Question1.step4 (Second Integration: Finding $$\mathbf{y}(t)$$)

Now we integrate $$\mathbf{y}^{\prime}(t)$$ to find $$\mathbf{y}(t)$$:
$$\mathbf{y}(t) = \int \mathbf{y}^{\prime}(t) dt = \int (t \mathbf{i} + e^{t} \mathbf{j}) dt$$
Again, we integrate each component separately:
The integral of the $$\mathbf{i}$$ component (which is $$t$$ with respect to t) is $$\frac{t^2}{2} + C_{2x}$$.
The integral of the $$\mathbf{j}$$ component (which is $$e^{t}$$ with respect to t) is $$e^{t} + C_{2y}$$.
So, we obtain:
$$\mathbf{y}(t) = \left( \frac{t^2}{2} + C_{2x} \right) \mathbf{i} + (e^{t} + C_{2y}) \mathbf{j}$$
Here, $$C_{2x}$$ and $$C_{2y}$$ are the new scalar constants of integration.

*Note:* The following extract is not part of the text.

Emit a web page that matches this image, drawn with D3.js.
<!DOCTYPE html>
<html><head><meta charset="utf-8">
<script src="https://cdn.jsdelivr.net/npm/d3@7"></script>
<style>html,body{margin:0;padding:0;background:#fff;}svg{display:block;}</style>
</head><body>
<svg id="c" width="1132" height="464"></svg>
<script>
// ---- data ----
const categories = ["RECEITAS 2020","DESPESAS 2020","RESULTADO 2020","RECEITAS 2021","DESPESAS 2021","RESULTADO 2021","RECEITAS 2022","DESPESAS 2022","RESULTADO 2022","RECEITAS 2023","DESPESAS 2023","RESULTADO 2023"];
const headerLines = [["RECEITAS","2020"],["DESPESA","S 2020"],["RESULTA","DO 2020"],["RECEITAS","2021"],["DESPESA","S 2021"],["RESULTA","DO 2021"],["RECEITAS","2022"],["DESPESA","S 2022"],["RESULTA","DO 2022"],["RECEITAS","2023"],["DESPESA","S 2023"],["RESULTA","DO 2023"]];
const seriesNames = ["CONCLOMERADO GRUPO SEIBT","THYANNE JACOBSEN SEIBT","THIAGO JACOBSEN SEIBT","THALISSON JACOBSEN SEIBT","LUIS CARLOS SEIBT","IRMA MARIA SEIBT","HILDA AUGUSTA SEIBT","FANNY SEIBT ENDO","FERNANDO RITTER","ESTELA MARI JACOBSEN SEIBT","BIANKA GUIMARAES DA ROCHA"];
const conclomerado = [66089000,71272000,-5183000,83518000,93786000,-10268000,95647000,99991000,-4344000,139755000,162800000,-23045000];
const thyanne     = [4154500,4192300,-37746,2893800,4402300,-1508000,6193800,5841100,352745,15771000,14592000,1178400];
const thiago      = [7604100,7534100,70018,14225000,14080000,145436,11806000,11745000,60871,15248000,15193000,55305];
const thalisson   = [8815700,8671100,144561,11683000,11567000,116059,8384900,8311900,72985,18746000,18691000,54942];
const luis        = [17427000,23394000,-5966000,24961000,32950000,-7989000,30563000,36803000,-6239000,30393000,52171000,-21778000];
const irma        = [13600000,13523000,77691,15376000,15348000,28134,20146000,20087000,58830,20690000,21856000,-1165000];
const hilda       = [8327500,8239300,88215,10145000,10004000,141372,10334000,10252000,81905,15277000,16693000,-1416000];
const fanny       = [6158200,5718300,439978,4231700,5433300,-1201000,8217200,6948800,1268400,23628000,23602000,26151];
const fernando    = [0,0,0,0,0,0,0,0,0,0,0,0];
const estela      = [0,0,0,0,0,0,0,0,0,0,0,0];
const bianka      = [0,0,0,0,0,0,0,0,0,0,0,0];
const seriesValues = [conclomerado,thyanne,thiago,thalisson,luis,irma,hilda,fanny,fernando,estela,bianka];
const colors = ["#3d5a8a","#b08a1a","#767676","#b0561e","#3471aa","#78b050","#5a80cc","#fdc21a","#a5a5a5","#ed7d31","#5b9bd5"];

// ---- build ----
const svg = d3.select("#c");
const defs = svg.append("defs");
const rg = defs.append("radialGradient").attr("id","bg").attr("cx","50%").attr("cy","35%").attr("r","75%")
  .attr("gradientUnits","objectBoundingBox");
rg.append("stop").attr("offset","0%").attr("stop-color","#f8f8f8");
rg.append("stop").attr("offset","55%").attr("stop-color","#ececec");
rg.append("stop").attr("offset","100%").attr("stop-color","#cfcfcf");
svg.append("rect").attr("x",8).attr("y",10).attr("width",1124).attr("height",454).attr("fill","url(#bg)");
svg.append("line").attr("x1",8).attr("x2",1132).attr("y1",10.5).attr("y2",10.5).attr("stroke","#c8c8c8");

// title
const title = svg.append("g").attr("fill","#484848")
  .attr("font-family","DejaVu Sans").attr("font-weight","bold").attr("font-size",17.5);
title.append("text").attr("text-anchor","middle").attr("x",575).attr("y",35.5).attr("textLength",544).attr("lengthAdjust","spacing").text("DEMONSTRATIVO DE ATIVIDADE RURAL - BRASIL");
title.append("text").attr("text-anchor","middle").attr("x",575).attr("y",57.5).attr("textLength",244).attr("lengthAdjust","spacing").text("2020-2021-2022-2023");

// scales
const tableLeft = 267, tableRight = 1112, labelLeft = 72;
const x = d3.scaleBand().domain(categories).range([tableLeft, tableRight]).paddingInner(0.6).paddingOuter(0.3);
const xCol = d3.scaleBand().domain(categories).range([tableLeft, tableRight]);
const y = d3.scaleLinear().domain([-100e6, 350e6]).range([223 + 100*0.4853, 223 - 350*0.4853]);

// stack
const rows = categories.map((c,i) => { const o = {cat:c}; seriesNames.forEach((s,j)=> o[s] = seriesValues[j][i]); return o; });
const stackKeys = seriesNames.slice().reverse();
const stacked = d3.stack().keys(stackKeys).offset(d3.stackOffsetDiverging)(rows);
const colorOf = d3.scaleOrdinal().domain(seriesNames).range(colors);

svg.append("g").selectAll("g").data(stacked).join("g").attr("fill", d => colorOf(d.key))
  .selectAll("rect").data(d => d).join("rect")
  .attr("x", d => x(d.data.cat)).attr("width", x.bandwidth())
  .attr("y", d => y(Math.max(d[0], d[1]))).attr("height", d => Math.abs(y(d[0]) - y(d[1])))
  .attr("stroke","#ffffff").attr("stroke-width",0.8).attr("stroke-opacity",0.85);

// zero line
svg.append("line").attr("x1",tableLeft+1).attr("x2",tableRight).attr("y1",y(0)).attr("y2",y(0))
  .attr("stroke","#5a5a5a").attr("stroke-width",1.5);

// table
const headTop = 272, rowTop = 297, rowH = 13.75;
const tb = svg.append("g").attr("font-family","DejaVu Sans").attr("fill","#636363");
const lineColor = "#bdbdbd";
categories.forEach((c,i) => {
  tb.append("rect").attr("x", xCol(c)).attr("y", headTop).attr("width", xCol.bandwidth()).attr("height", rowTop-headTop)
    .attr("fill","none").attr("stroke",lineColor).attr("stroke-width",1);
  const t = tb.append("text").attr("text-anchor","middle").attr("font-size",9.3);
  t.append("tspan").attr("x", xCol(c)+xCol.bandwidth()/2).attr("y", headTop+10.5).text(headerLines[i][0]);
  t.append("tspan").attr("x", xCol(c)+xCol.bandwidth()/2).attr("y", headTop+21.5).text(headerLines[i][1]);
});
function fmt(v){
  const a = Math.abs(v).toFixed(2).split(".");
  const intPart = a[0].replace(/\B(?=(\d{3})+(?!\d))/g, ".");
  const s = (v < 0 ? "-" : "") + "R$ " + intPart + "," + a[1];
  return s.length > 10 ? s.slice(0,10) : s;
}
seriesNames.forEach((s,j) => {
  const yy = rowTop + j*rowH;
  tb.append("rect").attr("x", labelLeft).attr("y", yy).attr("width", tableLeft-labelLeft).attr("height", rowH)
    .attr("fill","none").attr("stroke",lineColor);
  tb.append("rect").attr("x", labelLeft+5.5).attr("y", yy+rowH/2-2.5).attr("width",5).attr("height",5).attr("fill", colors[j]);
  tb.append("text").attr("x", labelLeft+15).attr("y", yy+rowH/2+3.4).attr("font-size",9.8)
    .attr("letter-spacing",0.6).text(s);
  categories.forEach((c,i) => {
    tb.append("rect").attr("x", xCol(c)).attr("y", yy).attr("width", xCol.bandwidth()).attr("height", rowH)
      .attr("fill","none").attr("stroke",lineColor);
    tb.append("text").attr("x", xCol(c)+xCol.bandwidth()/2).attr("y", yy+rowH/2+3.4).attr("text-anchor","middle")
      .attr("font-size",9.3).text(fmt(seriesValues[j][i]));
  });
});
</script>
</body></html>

**step5** Using the second initial condition to find $$C_{2x}$$ and $$C_{2y}$$

We are given the initial condition for the position vector: $$\mathbf{y}(0)=2 \mathbf{i}$$. We substitute $$t=0$$ into our expression for $$\mathbf{y}(t)$$:
$$\mathbf{y}(0) = \left( \frac{0^2}{2} + C_{2x} \right) \mathbf{i} + (e^{0} + C_{2y}) \mathbf{j}$$
$$2 \mathbf{i} = (0 + C_{2x}) \mathbf{i} + (1 + C_{2y}) \mathbf{j}$$
$$2 \mathbf{i} = C_{2x} \mathbf{i} + (1 + C_{2y}) \mathbf{j}$$
Comparing the coefficients of $$\mathbf{i}$$ and $$\mathbf{j}$$ on both sides:
For the $$\mathbf{i}$$ component: $$2 = C_{2x}$$.
For the $$\mathbf{j}$$ component: The coefficient on the left is 0, so $$0 = 1 + C_{2y}$$, which implies $$C_{2y} = -1$$.

Question1.step6 (Final Solution for $$\mathbf{y}(t)$$)

Substitute the values of $$C_{2x} = 2$$ and $$C_{2y} = -1$$ back into the expression for $$\mathbf{y}(t)$$:
$$\mathbf{y}(t) = \left( \frac{t^2}{2} + 2 \right) \mathbf{i} + (e^{t} + (-1)) \mathbf{j}$$
$$\mathbf{y}(t) = \left( \frac{t^2}{2} + 2 \right) \mathbf{i} + (e^{t} - 1) \mathbf{j}$$
This is the final solution for the vector initial-value problem.